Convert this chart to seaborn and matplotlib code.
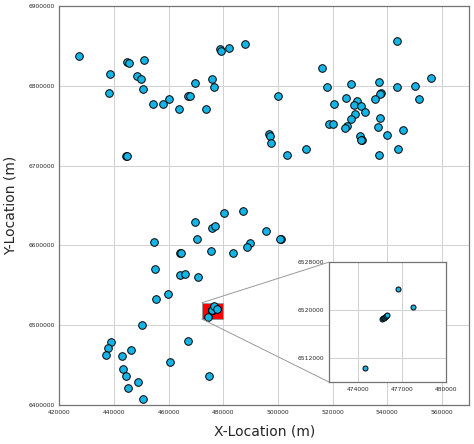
import numpy as np
import pandas as pd
import matplotlib
matplotlib.use("Agg")
import matplotlib.pyplot as plt
import seaborn as sns
from mpl_toolkits.axes_grid1.inset_locator import mark_inset

# ---- data ----
x_loc = [
    427100, 438550, 438070, 444380, 444700, 444640, 445370, 450950, 448540, 449750,
    450480, 454240, 457890, 460220, 463620, 467160, 467630, 469710, 473580, 475770,
    476500, 478690, 479200, 482120, 480040, 488070, 543660, 516180, 518000, 526870,
    536870, 537820, 537500, 535520, 543440, 550010, 555850, 551580, 499870, 520560,
    524830, 528950, 527970, 530410, 531870, 528340, 526760, 537240, 518730, 519940,
    525300, 524460, 536730, 539900, 545630, 530160, 530780, 530500, 543920, 536980,
    496580, 497090, 497450, 503150, 510220, 487340, 469460, 475770, 476870, 470440,
    454490, 464090, 464460, 475420, 483580, 454970, 463980, 466060, 470660, 459710,
    455220, 450110, 438800, 437820, 436860, 442920, 446350, 443290, 444270, 445000,
    448760, 450590, 460590, 466900, 474680, 495630, 501100, 500900, 489900, 488690,
    474450, 475650, 475720, 475780, 475850, 475920, 476000, 476700, 477730,
]
y_loc = [
    6837400, 6814400, 6791000, 6711700, 6711900, 6829450, 6828000, 6832340, 6812700, 6808150,
    6795600, 6776800, 6776800, 6783500, 6770560, 6787600, 6786850, 6803140, 6771300, 6808150,
    6798130, 6846120, 6844000, 6847000, 6641000, 6852400, 6856150, 6821940, 6798500, 6802640,
    6804400, 6790600, 6790000, 6783470, 6798500, 6800140, 6810160, 6783470, 6787230, 6776830,
    6784600, 6780960, 6775580, 6774700, 6766800, 6764680, 6758030, 6759280, 6752520, 6752520,
    6750020, 6746750, 6748000, 6738360, 6744630, 6737480, 6731720, 6732500, 6720820, 6713300,
    6739620, 6737100, 6727960, 6713680, 6720820, 6643500, 6628960, 6621450, 6624720, 6608040,
    6603900, 6590880, 6590500, 6593000, 6590500, 6570450, 6562940, 6563810, 6560800, 6539500,
    6533240, 6500300, 6479000, 6471470, 6462700, 6461450, 6468590, 6445160, 6436390, 6421730,
    6429240, 6407180, 6453530, 6479870, 6436770, 6618070, 6608040, 6608400, 6603000, 6598400,
    6510400, 6518450, 6518600, 6518750, 6518900, 6519050, 6519200, 6523500, 6520550,
]

x_ticks = [420000, 440000, 460000, 480000, 500000, 520000, 540000, 560000]
y_ticks = [6400000, 6500000, 6600000, 6700000, 6800000, 6900000]
inset_x_ticks = [474000, 477000, 480000]
inset_y_ticks = [6512000, 6520000, 6528000]

df = pd.DataFrame({"X": x_loc, "Y": y_loc})

sns.set_theme(style="whitegrid")
plt.rcParams["font.family"] = ["DejaVu Sans"]
plt.rcParams["axes.edgecolor"] = "0.45"
plt.rcParams["grid.color"] = "0.82"

fig = plt.figure(figsize=(4.74, 4.44), dpi=100)
ax = fig.add_axes([0.1255, 0.0878, 0.8645, 0.8987])

pt_color = "#14b4e6"
sns.scatterplot(data=df, x="X", y="Y", ax=ax, color=pt_color, edgecolor="black",
                linewidth=0.7, s=30, zorder=3)
ax.set_xlim(420000, 570000)
ax.set_ylim(6400000, 6900000)
ax.set_xticks(x_ticks)
ax.set_yticks(y_ticks)
ax.ticklabel_format(style="plain", useOffset=False)
ax.tick_params(labelsize=4.3, length=2, width=0.6, color="0.45", pad=1.5)
ax.set_xlabel("X-Location (m)", fontsize=10, labelpad=7)
ax.set_ylabel("Y-Location (m)", fontsize=10, labelpad=8)
for s in ax.spines.values():
    s.set_linewidth(0.9)
ax.grid(True, linewidth=0.7)

axins = fig.add_axes([0.694, 0.1396, 0.247, 0.270])
sns.scatterplot(data=df, x="X", y="Y", ax=axins, color=pt_color, edgecolor="black",
                linewidth=0.7, s=13, zorder=3, legend=False)
axins.set_xlim(472000, 480000)
axins.set_ylim(6508000, 6528000)
axins.set_xticks(inset_x_ticks)
axins.set_yticks(inset_y_ticks)
axins.ticklabel_format(style="plain", useOffset=False)
axins.tick_params(labelsize=4.3, length=2, width=0.6, color="0.45", pad=1.5)
axins.set_xlabel("")
axins.set_ylabel("")
axins.grid(True, linewidth=0.7)
for s in axins.spines.values():
    s.set_linewidth(0.9)

pp, p1, p2 = mark_inset(ax, axins, loc1=2, loc2=3, fc="red", ec="0.6", lw=0.7)
pp.set_zorder(2)

fig.savefig("out.png", dpi=100)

TO DO: Repeat the listing above exactly from its first line to the line containing "from mpl_toolkits.axes_grid1.inset_locator import", both included, and omit the pictures.

CORRECT OUTPUT:
Convert this chart to seaborn and matplotlib code.
import numpy as np
import pandas as pd
import matplotlib
matplotlib.use("Agg")
import matplotlib.pyplot as plt
import seaborn as sns
from mpl_toolkits.axes_grid1.inset_locator import mark_inset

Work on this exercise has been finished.